>> Begin Dataset extract

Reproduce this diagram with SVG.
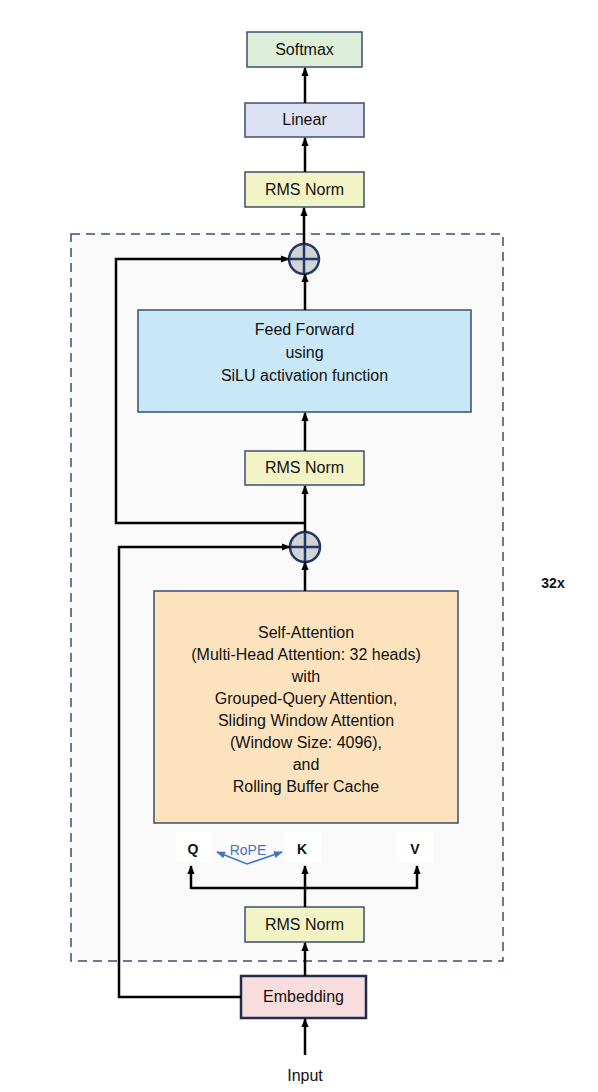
<svg xmlns="http://www.w3.org/2000/svg" width="598" height="1092" viewBox="0 0 598 1092">
<defs>
<marker id="ah" markerUnits="userSpaceOnUse" markerWidth="9" markerHeight="9" viewBox="0 0 10 10" refX="9" refY="5" orient="auto">
<path d="M0,1 L10,5 L0,9 Z" fill="#000"/>
</marker>
<marker id="bh" markerUnits="userSpaceOnUse" markerWidth="9" markerHeight="9" viewBox="0 0 10 10" refX="9" refY="5" orient="auto">
<path d="M0,1 L10,5 L0,9 Z" fill="#4472C4"/>
</marker>
<marker id="bs" markerUnits="userSpaceOnUse" markerWidth="9" markerHeight="9" viewBox="0 0 10 10" refX="1" refY="5" orient="auto">
<path d="M10,1 L0,5 L10,9 Z" fill="#4472C4"/>
</marker>
</defs>
<style>
.box{stroke:#3B4E6E;stroke-width:1.5}
.t{font-family:"Liberation Sans",Arial,sans-serif;font-size:16px;fill:#111;text-anchor:middle}
.b{font-family:"Liberation Sans",Arial,sans-serif;font-size:14px;font-weight:bold;fill:#111;text-anchor:middle}
.c{fill:none;stroke:#000;stroke-width:2.5}
.ca{fill:none;stroke:#000;stroke-width:2.5;marker-end:url(#ah)}
.plus{fill:#D3D3D6;stroke:#1F3864;stroke-width:2.5}
</style>
<rect width="598" height="1092" fill="#fff"/>
<g id="block">
<rect x="71" y="234" width="432" height="727" fill="#FAFAFA" stroke="#3B4E6E" stroke-width="1.5" stroke-dasharray="9,6"/>
<text class="b" x="553" y="588">32x</text>
</g>
<g id="softmax"><rect class="box" x="247" y="32" width="115" height="35" fill="#DDEFD9"/><text class="t" x="304.5" y="55">Softmax</text></g>
<g id="linear"><rect class="box" x="245" y="103" width="119" height="34" fill="#DDE1F3"/><text class="t" x="304.5" y="125">Linear</text></g>
<g id="rmsnorm-top"><rect class="box" x="245" y="172" width="119" height="35" fill="#F3F4C6"/><text class="t" x="304.5" y="195">RMS Norm</text></g>
<g id="add1"><circle class="plus" cx="304" cy="259" r="15"/><path d="M304,244 V274 M289,259 H319" stroke="#1F3864" stroke-width="2.5"/></g>
<g id="ffn"><rect class="box" x="138" y="310" width="333" height="102" fill="#C8E8F8"/>
<text class="t" x="304.5" y="335">Feed Forward</text><text class="t" x="304.5" y="358">using</text><text class="t" x="304.5" y="381">SiLU activation function</text></g>
<g id="rmsnorm-mid"><rect class="box" x="245" y="451" width="119" height="34" fill="#F3F4C6"/><text class="t" x="304.5" y="473">RMS Norm</text></g>
<g id="add2"><circle class="plus" cx="305" cy="547" r="15"/><path d="M305,532 V562 M290,547 H320" stroke="#1F3864" stroke-width="2.5"/></g>
<g id="attention"><rect class="box" x="154" y="591" width="304" height="232" fill="#FCE3BE"/>
<text class="t" x="306" y="638">Self-Attention</text>
<text class="t" x="306" y="660">(Multi-Head Attention: 32 heads)</text>
<text class="t" x="306" y="682">with</text>
<text class="t" x="306" y="704">Grouped-Query Attention,</text>
<text class="t" x="306" y="726">Sliding Window Attention</text>
<text class="t" x="306" y="748">(Window Size: 4096),</text>
<text class="t" x="306" y="770">and</text>
<text class="t" x="306" y="792">Rolling Buffer Cache</text></g>
<g id="q"><rect x="176" y="832" width="36" height="30" fill="#fff"/><text class="b" x="193" y="854">Q</text></g>
<g id="k"><rect x="285" y="832" width="36" height="30" fill="#fff"/><text class="b" x="302" y="854">K</text></g>
<g id="v"><rect x="397" y="832" width="36" height="30" fill="#fff"/><text class="b" x="415" y="854">V</text></g>
<g id="rope"><text x="248" y="855" font-family="Liberation Sans,Arial,sans-serif" font-size="14" fill="#4472C4" text-anchor="middle">RoPE</text>
<path d="M217,852 L247,864 L282,852" fill="none" stroke="#4472C4" stroke-width="1.5" marker-start="url(#bs)" marker-end="url(#bh)"/></g>
<g id="rmsnorm-bot"><rect class="box" x="245" y="907" width="119" height="35" fill="#F3F4C6"/><text class="t" x="304.5" y="930">RMS Norm</text></g>
<g id="embedding"><rect x="241" y="976" width="125" height="42" fill="#F9DCDC" stroke="#1F2D4D" stroke-width="2.5"/><text class="t" x="303.5" y="1002">Embedding</text></g>
<g id="input"><text class="t" x="305" y="1081">Input</text></g>
<g id="connectors">
<path class="ca" d="M305,1055 V1019"/>
<path class="ca" d="M305,976 V943"/>
<path class="ca" d="M305,907 V866"/>
<path class="c" d="M191,888 H417"/>
<path class="ca" d="M191,889 V866"/>
<path class="ca" d="M417,889 V866"/>
<path class="ca" d="M305,591 V562"/>
<path class="ca" d="M241,997 H119 V547 H290"/>
<path class="ca" d="M305,532 V486"/>
<path class="ca" d="M305,523 H116 V259 H289"/>
<path class="ca" d="M305,451 V413"/>
<path class="ca" d="M305,310 V274"/>
<path class="ca" d="M304,244 V208"/>
<path class="ca" d="M305,172 V138"/>
<path class="ca" d="M305,103 V68"/>
</g>
</svg>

>> End Dataset extract

Written exercise:
Leave out the pictures and retype every line above exactly.

Finished exercise:
Reproduce this diagram with SVG.
<svg xmlns="http://www.w3.org/2000/svg" width="598" height="1092" viewBox="0 0 598 1092">
<defs>
<marker id="ah" markerUnits="userSpaceOnUse" markerWidth="9" markerHeight="9" viewBox="0 0 10 10" refX="9" refY="5" orient="auto">
<path d="M0,1 L10,5 L0,9 Z" fill="#000"/>
</marker>
<marker id="bh" markerUnits="userSpaceOnUse" markerWidth="9" markerHeight="9" viewBox="0 0 10 10" refX="9" refY="5" orient="auto">
<path d="M0,1 L10,5 L0,9 Z" fill="#4472C4"/>
</marker>
<marker id="bs" markerUnits="userSpaceOnUse" markerWidth="9" markerHeight="9" viewBox="0 0 10 10" refX="1" refY="5" orient="auto">
<path d="M10,1 L0,5 L10,9 Z" fill="#4472C4"/>
</marker>
</defs>
<style>
.box{stroke:#3B4E6E;stroke-width:1.5}
.t{font-family:"Liberation Sans",Arial,sans-serif;font-size:16px;fill:#111;text-anchor:middle}
.b{font-family:"Liberation Sans",Arial,sans-serif;font-size:14px;font-weight:bold;fill:#111;text-anchor:middle}
.c{fill:none;stroke:#000;stroke-width:2.5}
.ca{fill:none;stroke:#000;stroke-width:2.5;marker-end:url(#ah)}
.plus{fill:#D3D3D6;stroke:#1F3864;stroke-width:2.5}
</style>
<rect width="598" height="1092" fill="#fff"/>
<g id="block">
<rect x="71" y="234" width="432" height="727" fill="#FAFAFA" stroke="#3B4E6E" stroke-width="1.5" stroke-dasharray="9,6"/>
<text class="b" x="553" y="588">32x</text>
</g>
<g id="softmax"><rect class="box" x="247" y="32" width="115" height="35" fill="#DDEFD9"/><text class="t" x="304.5" y="55">Softmax</text></g>
<g id="linear"><rect class="box" x="245" y="103" width="119" height="34" fill="#DDE1F3"/><text class="t" x="304.5" y="125">Linear</text></g>
<g id="rmsnorm-top"><rect class="box" x="245" y="172" width="119" height="35" fill="#F3F4C6"/><text class="t" x="304.5" y="195">RMS Norm</text></g>
<g id="add1"><circle class="plus" cx="304" cy="259" r="15"/><path d="M304,244 V274 M289,259 H319" stroke="#1F3864" stroke-width="2.5"/></g>
<g id="ffn"><rect class="box" x="138" y="310" width="333" height="102" fill="#C8E8F8"/>
<text class="t" x="304.5" y="335">Feed Forward</text><text class="t" x="304.5" y="358">using</text><text class="t" x="304.5" y="381">SiLU activation function</text></g>
<g id="rmsnorm-mid"><rect class="box" x="245" y="451" width="119" height="34" fill="#F3F4C6"/><text class="t" x="304.5" y="473">RMS Norm</text></g>
<g id="add2"><circle class="plus" cx="305" cy="547" r="15"/><path d="M305,532 V562 M290,547 H320" stroke="#1F3864" stroke-width="2.5"/></g>
<g id="attention"><rect class="box" x="154" y="591" width="304" height="232" fill="#FCE3BE"/>
<text class="t" x="306" y="638">Self-Attention</text>
<text class="t" x="306" y="660">(Multi-Head Attention: 32 heads)</text>
<text class="t" x="306" y="682">with</text>
<text class="t" x="306" y="704">Grouped-Query Attention,</text>
<text class="t" x="306" y="726">Sliding Window Attention</text>
<text class="t" x="306" y="748">(Window Size: 4096),</text>
<text class="t" x="306" y="770">and</text>
<text class="t" x="306" y="792">Rolling Buffer Cache</text></g>
<g id="q"><rect x="176" y="832" width="36" height="30" fill="#fff"/><text class="b" x="193" y="854">Q</text></g>
<g id="k"><rect x="285" y="832" width="36" height="30" fill="#fff"/><text class="b" x="302" y="854">K</text></g>
<g id="v"><rect x="397" y="832" width="36" height="30" fill="#fff"/><text class="b" x="415" y="854">V</text></g>
<g id="rope"><text x="248" y="855" font-family="Liberation Sans,Arial,sans-serif" font-size="14" fill="#4472C4" text-anchor="middle">RoPE</text>
<path d="M217,852 L247,864 L282,852" fill="none" stroke="#4472C4" stroke-width="1.5" marker-start="url(#bs)" marker-end="url(#bh)"/></g>
<g id="rmsnorm-bot"><rect class="box" x="245" y="907" width="119" height="35" fill="#F3F4C6"/><text class="t" x="304.5" y="930">RMS Norm</text></g>
<g id="embedding"><rect x="241" y="976" width="125" height="42" fill="#F9DCDC" stroke="#1F2D4D" stroke-width="2.5"/><text class="t" x="303.5" y="1002">Embedding</text></g>
<g id="input"><text class="t" x="305" y="1081">Input</text></g>
<g id="connectors">
<path class="ca" d="M305,1055 V1019"/>
<path class="ca" d="M305,976 V943"/>
<path class="ca" d="M305,907 V866"/>
<path class="c" d="M191,888 H417"/>
<path class="ca" d="M191,889 V866"/>
<path class="ca" d="M417,889 V866"/>
<path class="ca" d="M305,591 V562"/>
<path class="ca" d="M241,997 H119 V547 H290"/>
<path class="ca" d="M305,532 V486"/>
<path class="ca" d="M305,523 H116 V259 H289"/>
<path class="ca" d="M305,451 V413"/>
<path class="ca" d="M305,310 V274"/>
<path class="ca" d="M304,244 V208"/>
<path class="ca" d="M305,172 V138"/>
<path class="ca" d="M305,103 V68"/>
</g>
</svg>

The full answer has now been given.